The Grand Theatre, Corporation Street, Birmingham.
The Grand Theatre, Corporation Street.
The New Theatre, as it was originally intended to be called, opened on November 14th 1883. The theatre was located on Corporation Street overlooking the Old Square, very close to the present day Oasis Market.
The theatre described as the 'Drury Lane of the Midlands' was designed by W.H.Ward and built by a local firm Bradney & Co, it was the largest theatre in the city and had seating for 2,200 people. It was intended to be called the 'New' theatre, but the word 'Grand' had been added by the opening date and use of the 'New' was dropped soon afterwards. The outside of the theatre was decorated with amazing metal statues and other features in a popular French style. The interior was decorated in elegant crimson and gold fashion. It had an excellent stage and an orchestra pit which could accommodate 40 musicians and had stage curtains made of Utrecht Velvet, a type of material which Originated in Utrecht, Holland where it was made of silk. It was pressed and crimped to produce a raised effect. The curtain was a special feature of the theatre.

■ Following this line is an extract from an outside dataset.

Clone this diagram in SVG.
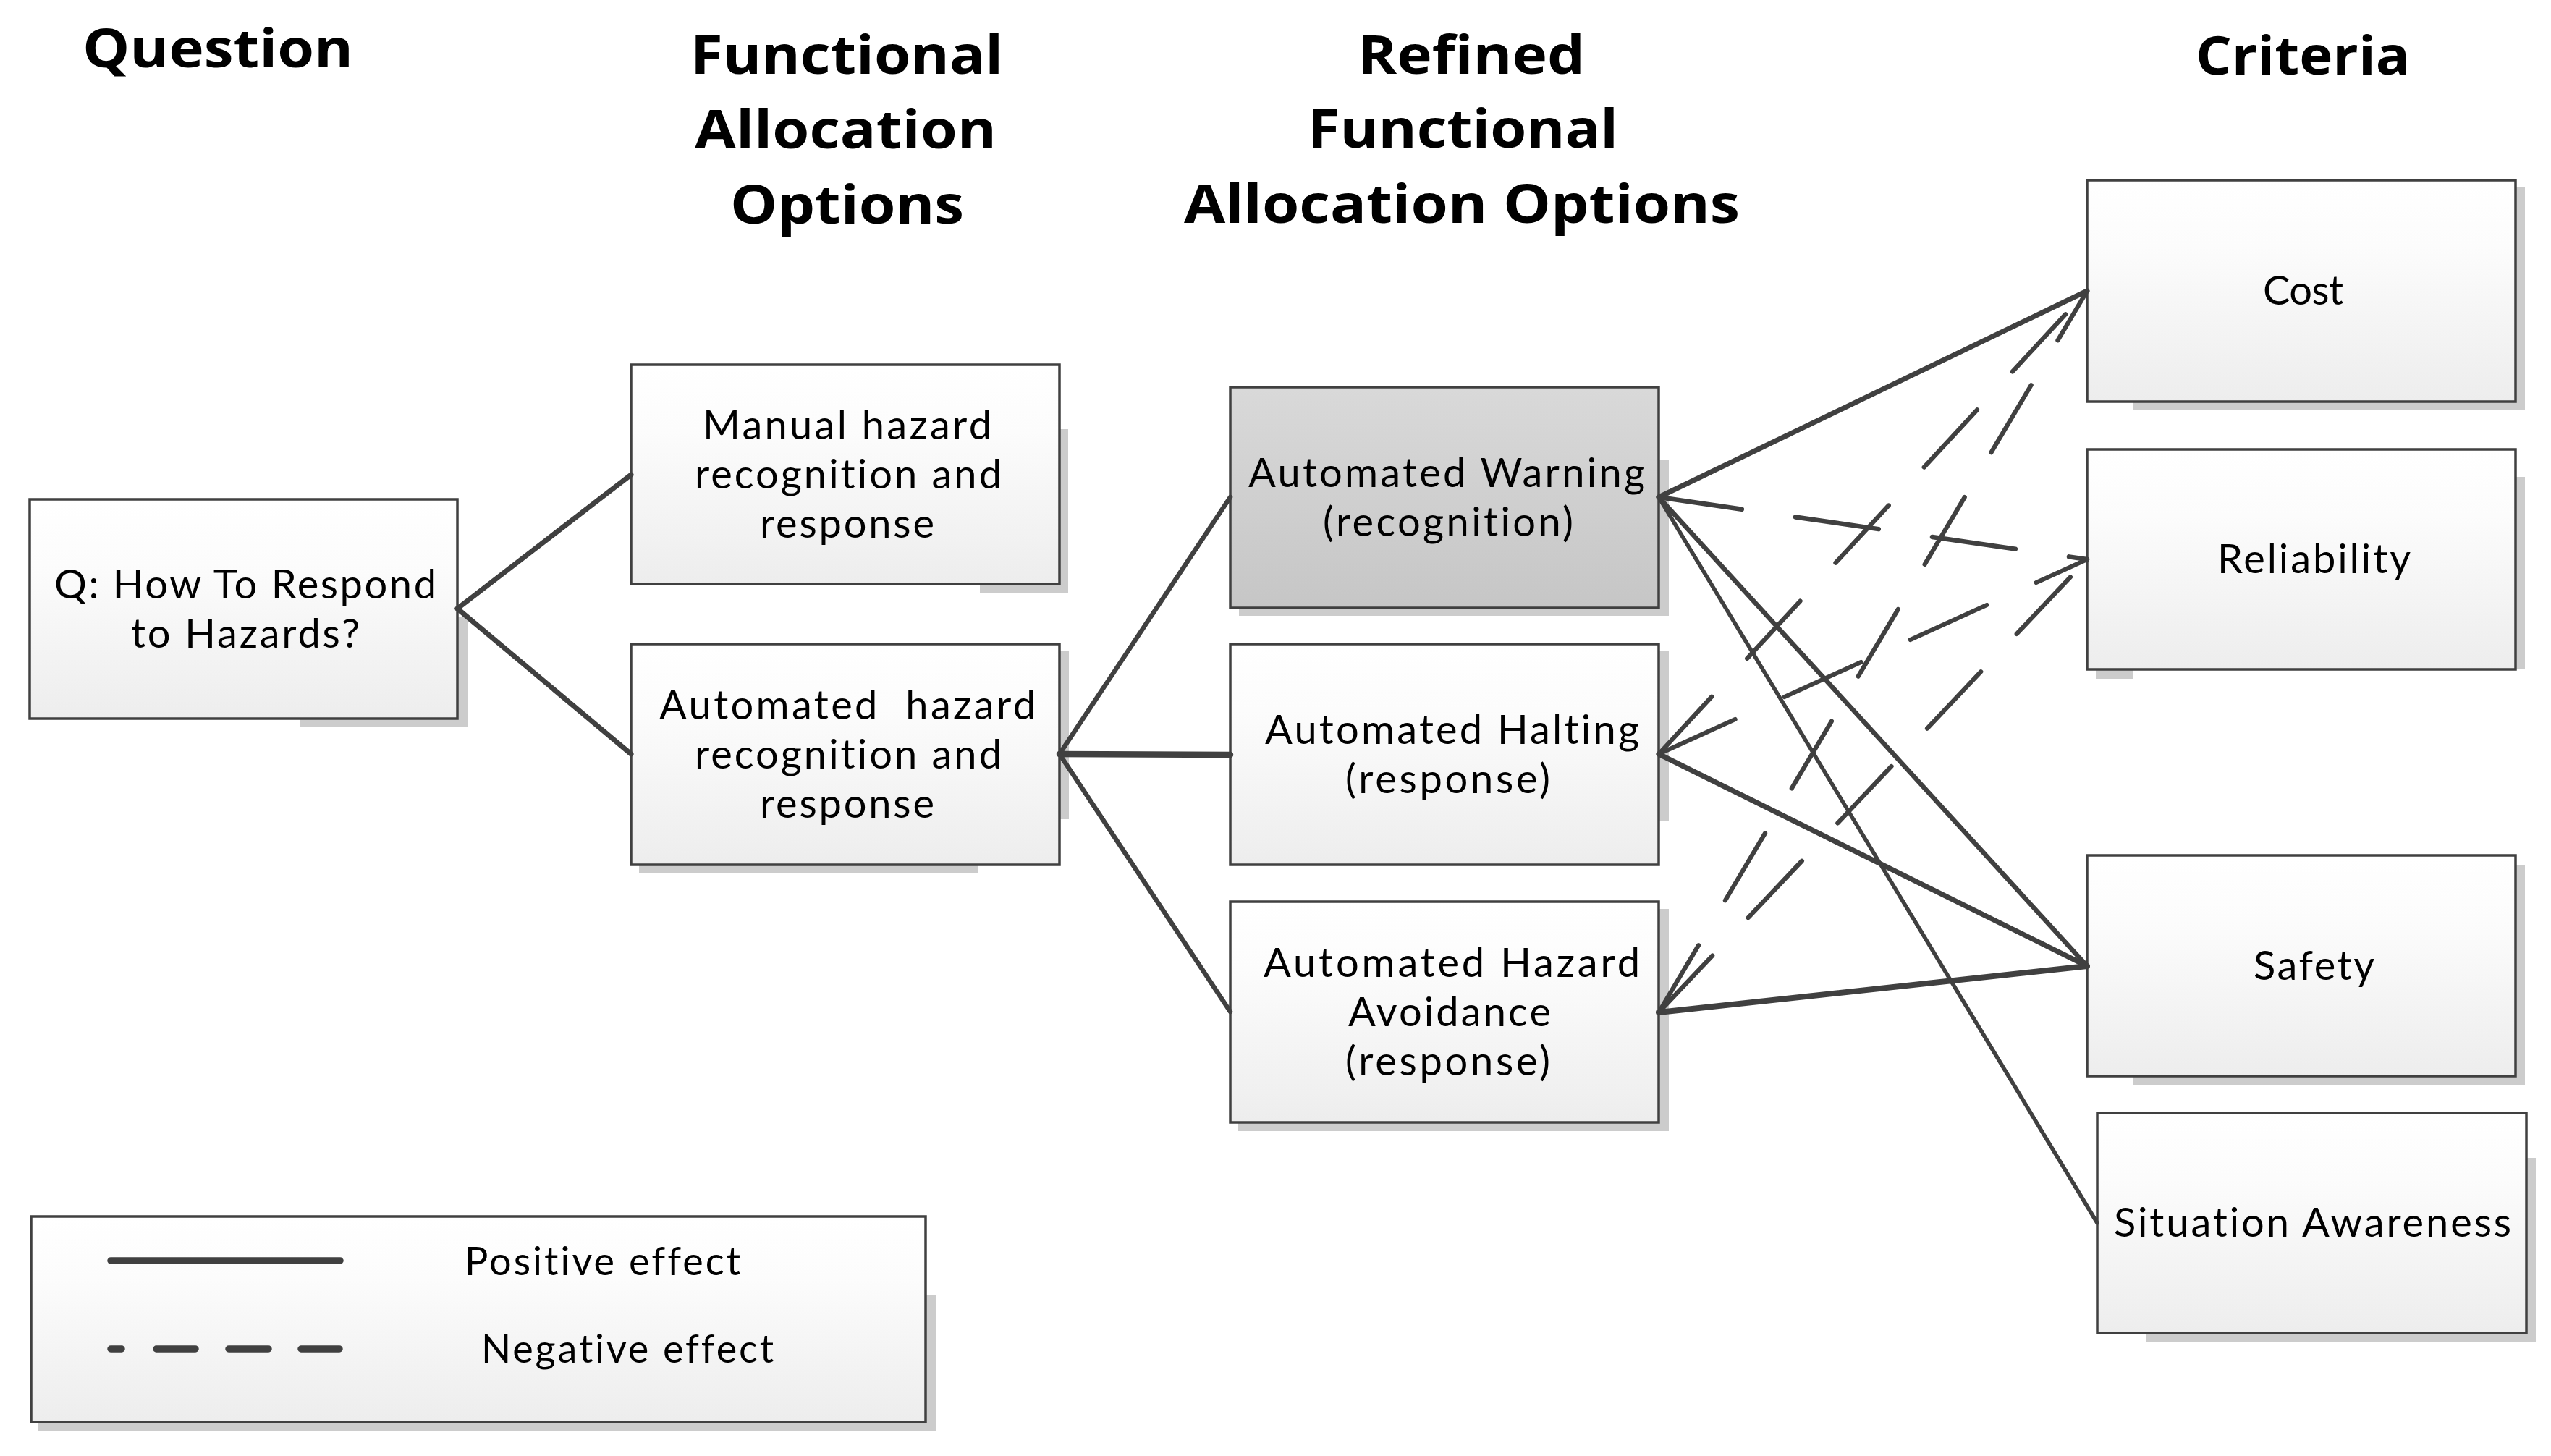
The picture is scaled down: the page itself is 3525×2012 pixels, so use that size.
<svg xmlns="http://www.w3.org/2000/svg" width="3525" height="2012" viewBox="0 0 3525 2012">
<defs>
<linearGradient id="gBox" x1="0" y1="0" x2="0" y2="1">
<stop offset="0" stop-color="#ffffff"/>
<stop offset="0.3" stop-color="#fcfcfc"/>
<stop offset="1" stop-color="#ededed"/>
</linearGradient>
<linearGradient id="gDark" x1="0" y1="0" x2="0" y2="1">
<stop offset="0" stop-color="#d9d9d9"/>
<stop offset="1" stop-color="#c6c6c6"/>
</linearGradient>
</defs>
<style>
.box{stroke:#404040;stroke-width:3.5;fill:url(#gBox)}
.dark{fill:url(#gDark)}
.sh{fill:#cccccc}
.t{font-family:Lato,"Liberation Sans",sans-serif;font-size:56px;fill:#000;font-variant-ligatures:none}
.lg{font-size:54px}
.h{font-family:"Open Sans","Liberation Sans",sans-serif;font-size:74px;font-weight:700;fill:#000;font-variant-ligatures:none}
.c{stroke:#404040;fill:none;stroke-linecap:round}
.d1{stroke-dasharray:116 75}
.d2{stroke-dasharray:108 72}
</style>
<rect width="3525" height="2012" fill="#ffffff"/>

<g id="headings">
<text class="h" x="114" y="93" textLength="374" lengthAdjust="spacingAndGlyphs">Question</text>
<text class="h" x="954" y="102" textLength="432" lengthAdjust="spacingAndGlyphs">Functional</text>
<text class="h" x="960" y="205" textLength="417" lengthAdjust="spacingAndGlyphs">Allocation</text>
<text class="h" x="1009" y="309" textLength="323" lengthAdjust="spacingAndGlyphs">Options</text>
<text class="h" x="1876" y="102" textLength="314" lengthAdjust="spacingAndGlyphs">Refined</text>
<text class="h" x="1807" y="204" textLength="429" lengthAdjust="spacingAndGlyphs">Functional</text>
<text class="h" x="1636" y="308" textLength="768" lengthAdjust="spacingAndGlyphs">Allocation Options</text>
<text class="h" x="3034" y="103" textLength="296" lengthAdjust="spacingAndGlyphs">Criteria</text>
</g>

<g id="node-question">
<rect class="sh" x="414" y="852" width="232" height="152"/>
<rect class="box" x="41" y="690" width="591" height="303"/>
<text class="t" x="75" y="826.5" textLength="528" lengthAdjust="spacing">Q: How To Respond</text>
<text class="t" x="181" y="894.5" textLength="316" lengthAdjust="spacing">to Hazards?</text>
</g>

<g id="node-manual">
<rect class="sh" x="1354" y="593" width="122" height="227"/>
<rect class="box" x="872" y="504" width="592" height="303"/>
<text class="t" x="971" y="606.5" textLength="399" lengthAdjust="spacing">Manual hazard</text>
<text class="t" x="960" y="674.5" textLength="424" lengthAdjust="spacing">recognition and</text>
<text class="t" x="1050" y="742.5" textLength="241" lengthAdjust="spacing">response</text>
</g>

<g id="node-automated">
<rect class="sh" x="1464" y="900" width="13" height="232"/>
<rect class="sh" x="883" y="1195" width="468" height="12"/>
<rect class="box" x="872" y="890" width="592" height="305"/>
<text class="t" x="911" y="993.5" textLength="520" lengthAdjust="spacing" xml:space="preserve">Automated  hazard</text>
<text class="t" x="960" y="1061.5" textLength="424" lengthAdjust="spacing">recognition and</text>
<text class="t" x="1050" y="1129.5" textLength="241" lengthAdjust="spacing">response</text>
</g>

<g id="node-warning">
<rect class="sh" x="1712" y="636" width="594" height="215"/>
<rect class="box dark" x="1700" y="535" width="592" height="305"/>
<text class="t" x="1725" y="672.5" textLength="548" lengthAdjust="spacing">Automated Warning</text>
<text class="t" x="1828" y="740.5" textLength="346" lengthAdjust="spacing">(recognition)</text>
</g>

<g id="node-halting">
<rect class="sh" x="2292" y="900" width="14" height="235"/>
<rect class="box" x="1700" y="890" width="592" height="305"/>
<text class="t" x="1748" y="1027.5" textLength="517" lengthAdjust="spacing">Automated Halting</text>
<text class="t" x="1859" y="1095.5" textLength="283" lengthAdjust="spacing">(response)</text>
</g>

<g id="node-avoidance">
<rect class="sh" x="1711" y="1256" width="595" height="307"/>
<rect class="box" x="1700" y="1246" width="592" height="305"/>
<text class="t" x="1746" y="1349.5" textLength="520" lengthAdjust="spacing">Automated Hazard</text>
<text class="t" x="1863" y="1417.5" textLength="280" lengthAdjust="spacing">Avoidance</text>
<text class="t" x="1859" y="1485.5" textLength="283" lengthAdjust="spacing">(response)</text>
</g>

<g id="node-cost">
<rect class="sh" x="2947" y="259" width="542" height="307"/>
<rect class="box" x="2884" y="249" width="592" height="306"/>
<text class="t" x="3127" y="421" textLength="111" lengthAdjust="spacing">Cost</text>
</g>

<g id="node-reliability">
<rect class="sh" x="3476" y="659" width="13" height="266"/>
<rect class="sh" x="2896" y="925" width="51" height="13"/>
<rect class="box" x="2884" y="621" width="592" height="304"/>
<text class="t" x="3064" y="792" textLength="267" lengthAdjust="spacing">Reliability</text>
</g>

<g id="node-safety">
<rect class="sh" x="2948" y="1195" width="541" height="304"/>
<rect class="box" x="2884" y="1182" width="592" height="305"/>
<text class="t" x="3114" y="1353.5" textLength="167" lengthAdjust="spacing">Safety</text>
</g>

<g id="node-situation-awareness">
<rect class="sh" x="2965" y="1600" width="539" height="254"/>
<rect class="box" x="2898" y="1538" width="593" height="304"/>
<text class="t" x="2921" y="1709" textLength="549" lengthAdjust="spacing">Situation Awareness</text>
</g>

<g id="legend">
<rect class="sh" x="53" y="1789" width="1240" height="188"/>
<rect class="box" x="43" y="1681" width="1236" height="284"/>
<line class="c" x1="153" y1="1742" x2="470" y2="1742" stroke-width="9.5"/>
<path class="c" d="M153 1864H470" stroke-width="9.5" stroke-dasharray="15 48 54 46 55 45 53 200"/>
<text class="t lg" x="642" y="1762" textLength="381" lengthAdjust="spacing">Positive effect</text>
<text class="t lg" x="665" y="1883" textLength="404" lengthAdjust="spacing">Negative effect</text>
</g>

<g id="connectors">
<line class="c" x1="632" y1="841" x2="872" y2="656" stroke-width="7"/>
<line class="c" x1="632" y1="841" x2="872" y2="1042" stroke-width="7"/>
<line class="c" x1="1464" y1="1042" x2="1700" y2="687" stroke-width="6.5"/>
<line class="c" x1="1464" y1="1042" x2="1700" y2="1043" stroke-width="8.5"/>
<line class="c" x1="1464" y1="1042" x2="1700" y2="1398" stroke-width="6.5"/>
<line class="c" x1="2292" y1="687" x2="2884" y2="402" stroke-width="7"/>
<line class="c" x1="2292" y1="687" x2="2884" y2="1335" stroke-width="6.5"/>
<line class="c" x1="2292" y1="687" x2="2898" y2="1690" stroke-width="5.5"/>
<line class="c" x1="2292" y1="1042" x2="2884" y2="1335" stroke-width="7"/>
<line class="c" x1="2292" y1="1399" x2="2884" y2="1335" stroke-width="8"/>
<line class="c d1" x1="2292" y1="687" x2="2884" y2="773" stroke-width="6.5"/>
<line class="c d2" x1="2292" y1="1042" x2="2884" y2="402" stroke-width="6.2"/>
<line class="c d1" x1="2292" y1="1042" x2="2884" y2="773" stroke-width="6.2"/>
<line class="c d2" x1="2292" y1="1399" x2="2884" y2="402" stroke-width="6.2"/>
<line class="c d2" x1="2292" y1="1399" x2="2884" y2="773" stroke-width="6.2"/>
</g>
</svg>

The Grand Theatre was owned by Andrew Melville, of the famous family which owned a number of other theatres such as the Lyceum in London. The theatre opened its first four days with a special programme comprised of 'Ici on parle Francais', 'Good as Gold' and a musical show 'At the Seaside'. Although normally a house of melodrama, the Grand frequently acted as host to J.W.Turner's Opera company, who leased the theatre for ten years from 1893.
The Grand's first pantomime in 1883, 'St George and the Dragon' starring Lottie Collins (the original singer of Ta-Ra-Ra Boom-De-Ay) played to packed houses for ten weeks and was the forerunner of many future successes.
The interior of the theatre was redesigned in 1907 at a cost of 0,000 and it reopened as a music hall with prices ranging from threepence in the gallery to two shillings, and more for a box. This would buy you a ticket to see stars of the time, such as W.C. Fields, Marie Lloyd and Vesta Tilley.
By the 1920s, the paying customers were beginning to dwindle, in part due to the economic climate, in part due to the interest in 'Talkies'. The Grand showed movies too in the late 1920s and early 1930s, with stars of the silver screen like , Lillian Gish, Greta Garbo and Charlie Chaplin. The end came in 1933 when the theatre closed on the 13th May 1933 to a variety performance by 'Wang the Magician and his Sensational Mysteries'.
The building lay empty for a while before re-opening as the Grand Casino Dance Hall. It was closed again a few years later and was finally demolished in the 1960s when the area was redeveloped.